The research, led by Alan Jamieson, has uncovered evidence that not only have plastics now reached the deepest chasms of our oceans, but they are being ingested by the animals that live there.
The team revealed its findings Nov. 15 as part of Sky Ocean Rescue, a campaign to raise awareness of how plastics and pollution are affecting the seas.
The research tested samples of crustaceans found in the ultra-deep trenches that span the entire Pacific Ocean: the Mariana, Japan, Izu-Bonin, Peru-Chile, New Hebrides and Kermadec trenches.
The areas range from 7 to 10 kilometers deep, with as the deepest point, Challenger Deep in the Mariana Trench, at nearly 10.9 kilometers deep.
Using facilities at Newcastle University and Shimadzu UK Ltd. in Milton Keynes, England, the team examined 90 individual animals and found ingestion of plastic ranged from 50 percent in the New Hebrides Trench to 100 percent at the bottom of the Mariana Trench.
The fragments identified include semi-synthetic cellulosic fibres, such as Rayon, Lyocell and Ramie — which are all microfibers used in products such as textiles — to nylon, polyethylene, or unidentified polyvinyls closely resembling polyvinyl alcohol or polyvinylchloride - PVA and PVC.

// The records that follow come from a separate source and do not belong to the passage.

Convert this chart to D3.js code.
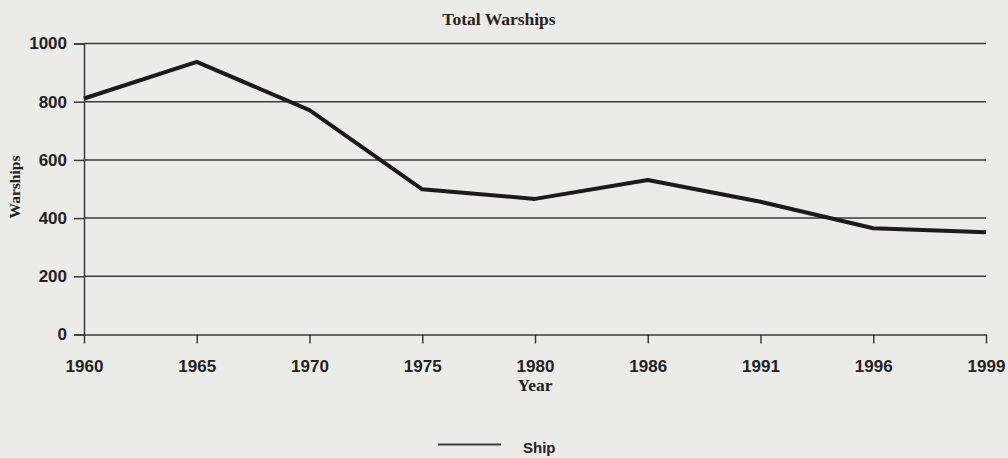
<!DOCTYPE html>
<html>
<head>
<meta charset="utf-8">
<script src="https://cdn.jsdelivr.net/npm/d3@7/dist/d3.min.js"></script>
<style>
html,body{margin:0;padding:0;background:#ebebe7;}
svg{display:block;}
</style>
</head>
<body>
<script>
const years = ["1960","1965","1970","1975","1980","1986","1991","1996","1999"];
const ships = [811, 937, 771, 499, 466, 531, 456, 365, 351];
const yTicks = [0, 200, 400, 600, 800, 1000];
const title = "Total Warships";
const xTitle = "Year";
const yTitle = "Warships";
const seriesName = "Ship";

const W = 1008, H = 458;
const svg = d3.select("body").append("svg").attr("width", W).attr("height", H);
svg.append("rect").attr("width", W).attr("height", H).attr("fill", "#ebebe7");

const x = d3.scalePoint().domain(years).range([84, 986]);
const y = d3.scaleLinear().domain([0, 1000]).range([334.5, 43.5]);

// gridlines
svg.append("g").selectAll("line").data(yTicks.filter(d => d > 0)).join("line")
  .attr("x1", 84).attr("x2", 986)
  .attr("y1", d => y(d)).attr("y2", d => y(d))
  .attr("stroke", "#3a3a3a").attr("stroke-width", 1.5);

// y axis
const yAxis = svg.append("g").attr("transform", "translate(84,0)")
  .call(d3.axisLeft(y).tickValues(yTicks).tickSize(10).tickPadding(7).tickFormat(d3.format("d")));
yAxis.select(".domain").attr("stroke", "#3a3a3a").attr("stroke-width", 1.5);
yAxis.selectAll(".tick line").attr("stroke", "#3a3a3a").attr("stroke-width", 1.5);
yAxis.selectAll("text").attr("font-family", "Liberation Sans, Arial, sans-serif")
  .attr("font-size", 17).attr("font-weight", "bold").attr("fill", "#222");

// x axis
const xAxis = svg.append("g").attr("transform", "translate(0,334.5)")
  .call(d3.axisBottom(x).tickSize(9).tickSizeOuter(0).tickPadding(16));
xAxis.select(".domain").attr("stroke", "#3a3a3a").attr("stroke-width", 1.5);
xAxis.selectAll(".tick line").attr("stroke", "#3a3a3a").attr("stroke-width", 1.5);
xAxis.selectAll("text").attr("font-family", "Liberation Sans, Arial, sans-serif")
  .attr("font-size", 17).attr("font-weight", "bold").attr("fill", "#222");

// line
const line = d3.line().x((d, i) => x(years[i])).y(d => y(d));
svg.append("path").datum(ships).attr("d", line)
  .attr("fill", "none").attr("stroke", "#1e1a1a").attr("stroke-width", 4)
  .attr("stroke-linejoin", "round");

// titles
svg.append("text").attr("x", 499).attr("y", 25).attr("text-anchor", "middle")
  .attr("font-family", "Liberation Serif, Times New Roman, serif").attr("font-size", 17.5)
  .attr("font-weight", "bold").attr("fill", "#2a2222").text(title);
svg.append("text").attr("x", 535).attr("y", 391).attr("text-anchor", "middle")
  .attr("font-family", "Liberation Serif, Times New Roman, serif").attr("font-size", 17.5)
  .attr("font-weight", "bold").attr("fill", "#222").text(xTitle);
svg.append("text").attr("transform", "translate(20,187) rotate(-90)").attr("text-anchor", "middle")
  .attr("font-family", "Liberation Serif, Times New Roman, serif").attr("font-size", 15.5)
  .attr("font-weight", "bold").attr("fill", "#222").text(yTitle);

// legend
const lg = svg.append("g");
lg.append("line").attr("x1", 438).attr("x2", 501).attr("y1", 444.5).attr("y2", 444.5)
  .attr("stroke", "#3a3a3a").attr("stroke-width", 1.8);
lg.append("text").attr("x", 523).attr("y", 453)
  .attr("font-family", "Liberation Sans, Arial, sans-serif").attr("font-size", 15)
  .attr("font-weight", "bold").attr("fill", "#222").text(seriesName);
</script>
</body>
</html>
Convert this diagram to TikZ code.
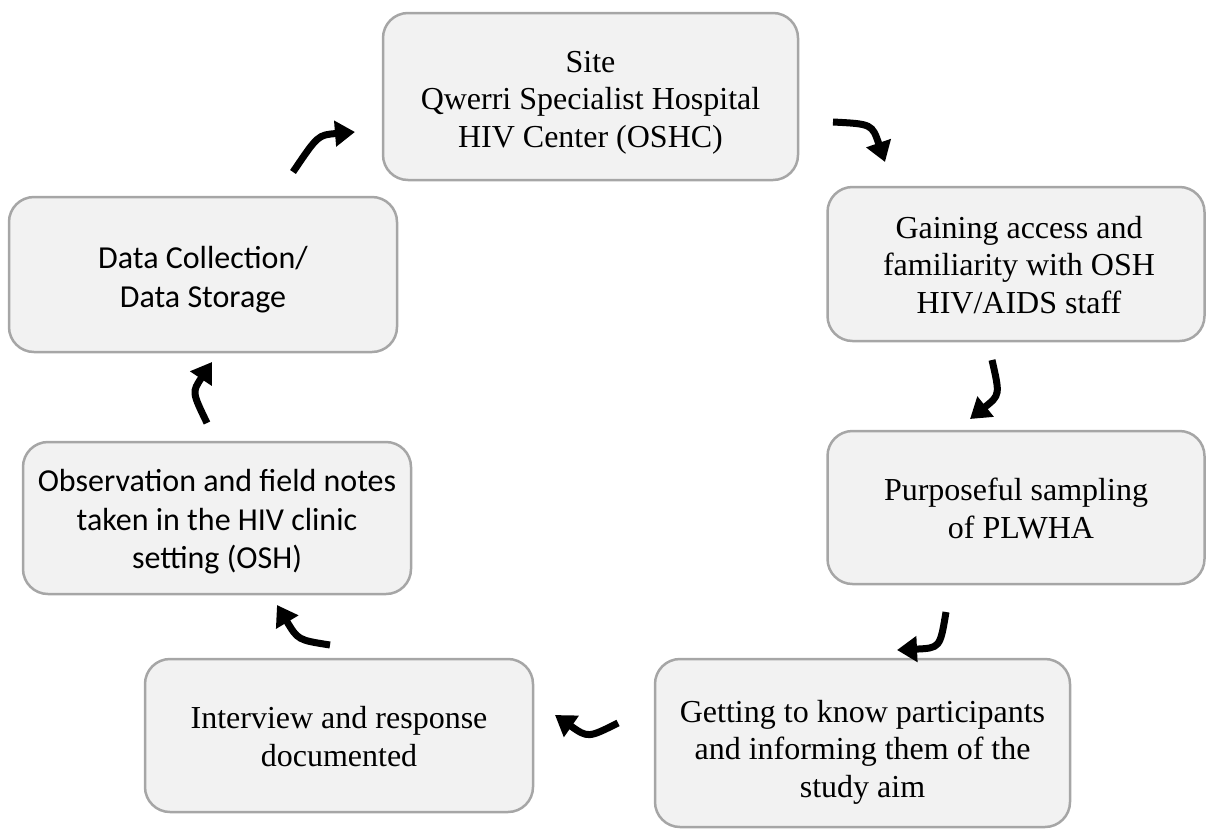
\documentclass[tikz,border=0pt]{standalone}
\usepackage{fontspec}
\setmainfont{Liberation Serif}
\newfontfamily\calfont{Carlito}
\usetikzlibrary{arrows.meta}
\definecolor{boxfill}{HTML}{F2F2F2}
\definecolor{boxline}{HTML}{A6A6A6}
\tikzset{
  stagebox/.style={draw=boxline, line width=2.5pt, fill=boxfill, rounded corners=25pt,
    inner sep=0pt},
  seriftext/.style={align=center, inner sep=0pt, font=\fontsize{32}{37.5}\selectfont},
  sanstext/.style={align=center, inner sep=0pt, font=\calfont\fontsize{32}{38.5}\selectfont},
  flow/.style={line width=7pt, -{Triangle[length=20pt,width=25pt]}}
}
\begin{document}
\begin{tikzpicture}[x=1pt,y=-1pt]
\useasboundingbox (0,0) rectangle (1207,836);
\node[stagebox, minimum width=415pt, minimum height=167pt] (site) at (590.5,96.5) {};
\node[stagebox, minimum width=377pt, minimum height=154pt] (gain) at (1016,264) {};
\node[stagebox, minimum width=377pt, minimum height=153pt] (purp) at (1016,507.5) {};
\node[stagebox, minimum width=415pt, minimum height=168pt] (know) at (862.5,743) {};
\node[stagebox, minimum width=388pt, minimum height=153pt] (intv) at (339,735.5) {};
\node[stagebox, minimum width=388pt, minimum height=152pt] (obs) at (217,518) {};
\node[stagebox, minimum width=388pt, minimum height=155pt] (data) at (203,274.5) {};

\node[seriftext] (site-t) at ([yshift=-6pt]site.center)
  {Site\\Qwerri Specialist Hospital\\HIV Center (OSHC)};
\node[seriftext] (gain-t) at ([xshift=3pt,yshift=-1pt]gain.center)
  {Gaining access and\\familiarity with OSH\\HIV/AIDS staff};
\node[seriftext] (purp-t) at ([yshift=-1pt]purp.center)
  {Purposeful sampling\\\hspace*{10pt}of PLWHA};
\node[seriftext] (know-t) at ([yshift=-9pt]know.center)
  {Getting to know participants\\and informing them of the\\study aim};
\node[seriftext] (intv-t) at ([yshift=-1pt]intv.center)
  {Interview and response\\documented};
\node[sanstext] (obs-t) at ([yshift=-4pt]obs.center)
  {Observation and field notes\\taken in the HIV clinic\\setting (OSH)};
\node[sanstext] (data-t) at ([yshift=-5pt]data.center)
  {Data Collection/\\Data Storage};

\coordinate (a1s) at (293,172); \coordinate (a1e) at (355,132);
\coordinate (a2s) at (833,122); \coordinate (a2e) at (885,162);
\coordinate (a3s) at (992,360); \coordinate (a3e) at (970,419);
\coordinate (a4s) at (946,612); \coordinate (a4e) at (897,650);
\coordinate (a5s) at (618,723); \coordinate (a5e) at (555,715);
\coordinate (a6s) at (330,645); \coordinate (a6e) at (277,605);
\coordinate (a7s) at (207,423); \coordinate (a7e) at (212,362);

\draw[flow] (a1s) .. controls (318,135) .. (a1e);
\draw[flow] (a2s) .. controls (872,124) .. (a2e);
\draw[flow] (a3s) .. controls (1000,395) .. (a3e);
\draw[flow] (a4s) .. controls (940,648) .. (a4e);
\draw[flow] (a5s) .. controls (588,738) .. (a5e);
\draw[flow] (a6s) .. controls (298,640) .. (a6e);
\draw[flow] (a7s) .. controls (192,392) .. (a7e);
\end{tikzpicture}
\end{document}
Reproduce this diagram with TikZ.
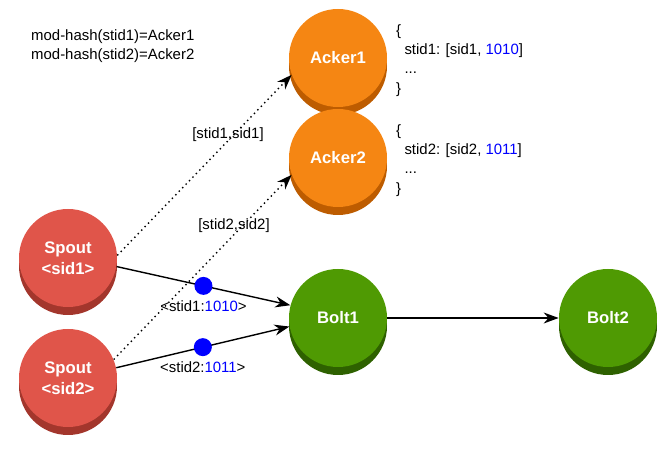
\documentclass[tikz,border=0pt]{standalone}
\usepackage{fontspec}
\setmainfont{Liberation Sans}
\usetikzlibrary{arrows.meta}
\usetikzlibrary{positioning}
\definecolor{spoutfill}{HTML}{E0554A}
\definecolor{spoutdark}{HTML}{A3362C}
\definecolor{ackerfill}{HTML}{F58613}
\definecolor{ackerdark}{HTML}{BD5C00}
\definecolor{boltfill}{HTML}{4F9A03}
\definecolor{boltdark}{HTML}{2E6100}
\definecolor{numblue}{HTML}{0000FF}
\tikzset{
  disc/.style 2 args={circle, minimum size=1.96cm, inner sep=0pt, fill=#1,
    text=white, font=\fontsize{9.5}{12}\selectfont\bfseries, align=center,
    preaction={fill=#2, transform canvas={yshift=-0.16cm}}},
  msg/.style={font=\fontsize{8.5}{10}\selectfont},
  dot/.style={circle, fill=numblue, minimum size=0.36cm, inner sep=0pt},
  flow/.style={thick, -{Stealth[length=3mm, width=2.2mm]}},
  ack/.style={thick, dotted, -{Stealth[length=3mm, width=2.2mm]}}
}
\begin{document}
\begin{tikzpicture}

\useasboundingbox (0,0) rectangle (13.42,8.98);

\node[disc={spoutfill}{spoutdark}] (spout1) at (1.36,3.82) {Spout\\<sid1>};
\node[disc={spoutfill}{spoutdark}] (spout2) at (1.36,1.42) {Spout\\<sid2>};
\node[disc={ackerfill}{ackerdark}] (acker1) at (6.76,7.82) {Acker1};
\node[disc={ackerfill}{ackerdark}] (acker2) at (6.76,5.82) {Acker2};
\node[disc={boltfill}{boltdark}] (bolt1) at (6.76,2.62) {Bolt1};
\node[disc={boltfill}{boltdark}] (bolt2) at (12.16,2.62) {Bolt2};

% acking messages
\draw[ack] (spout1.3) -- (acker1.200);
\draw[ack] (spout2.22) -- (acker2.200);
\node[msg] (ackmsg1) at (4.56,6.28) {[stid1,sid1]};
\node[msg] (ackmsg2) at (4.68,4.46) {[stid2,sid2]};

% tuples
\draw[flow] (spout1.-10) -- (bolt1.165) node[pos=0.5, dot] (tup1) {};
\draw[flow] (spout2.12) -- (bolt1.190) node[pos=0.5, dot] (tup2) {};
\draw[flow] (bolt1) -- (bolt2);
\node[msg, below=-0.02cm of tup1] {<stid1:\textcolor{numblue}{1010}>};
\node[msg, below=-0.02cm of tup2] {<stid2:\textcolor{numblue}{1011}>};

% hashing and acker tables
\node[msg, anchor=north west, align=left] (hash) at (0.5,8.52)
  {mod-hash(stid1)=Acker1\\[1pt]mod-hash(stid2)=Acker2};
\node[msg, anchor=north west, align=left] (table1) at (7.8,8.62)
  {\{\\[1pt]\ \ stid1: [sid1, \textcolor{numblue}{1010}]\\[1pt]\ \ ...\\[1pt]\}};
\node[msg, anchor=north west, align=left] (table2) at (7.8,6.62)
  {\{\\[1pt]\ \ stid2: [sid2, \textcolor{numblue}{1011}]\\[1pt]\ \ ...\\[1pt]\}};

\end{tikzpicture}
\end{document}
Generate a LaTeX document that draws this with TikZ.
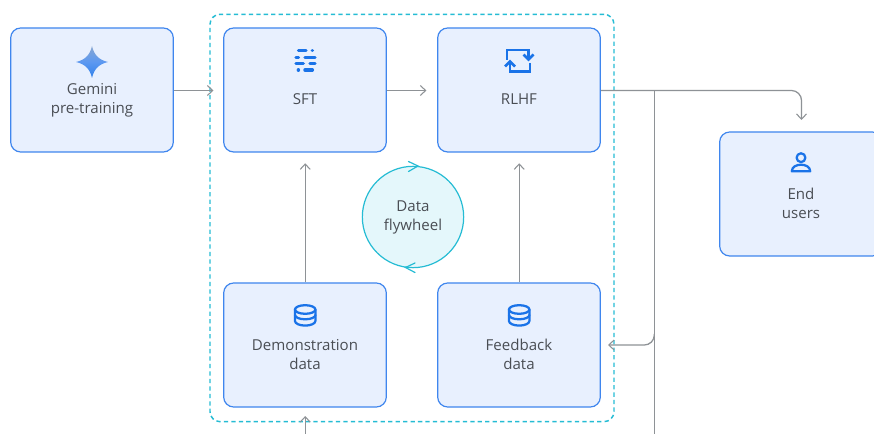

Although the majority of marine litter can be observed floating on the surface, the degradation and fragmentation of plastics will ultimately result in their sinking to the underlying deep-sea habitats, where opportunities for dispersal become ever more limited, the study said.
“Deep-sea organisms are dependent on food raining down from the surface,” Jamieson said, “which in turn brings any adverse components, such as plastic and pollutants with it.
These observations are the deepest possible record of microplastic occurrence and ingestion, Jamieson said, adding that it was highly unlikely that there was any marine ecosystem left which was not impacted by anthropogenic debris.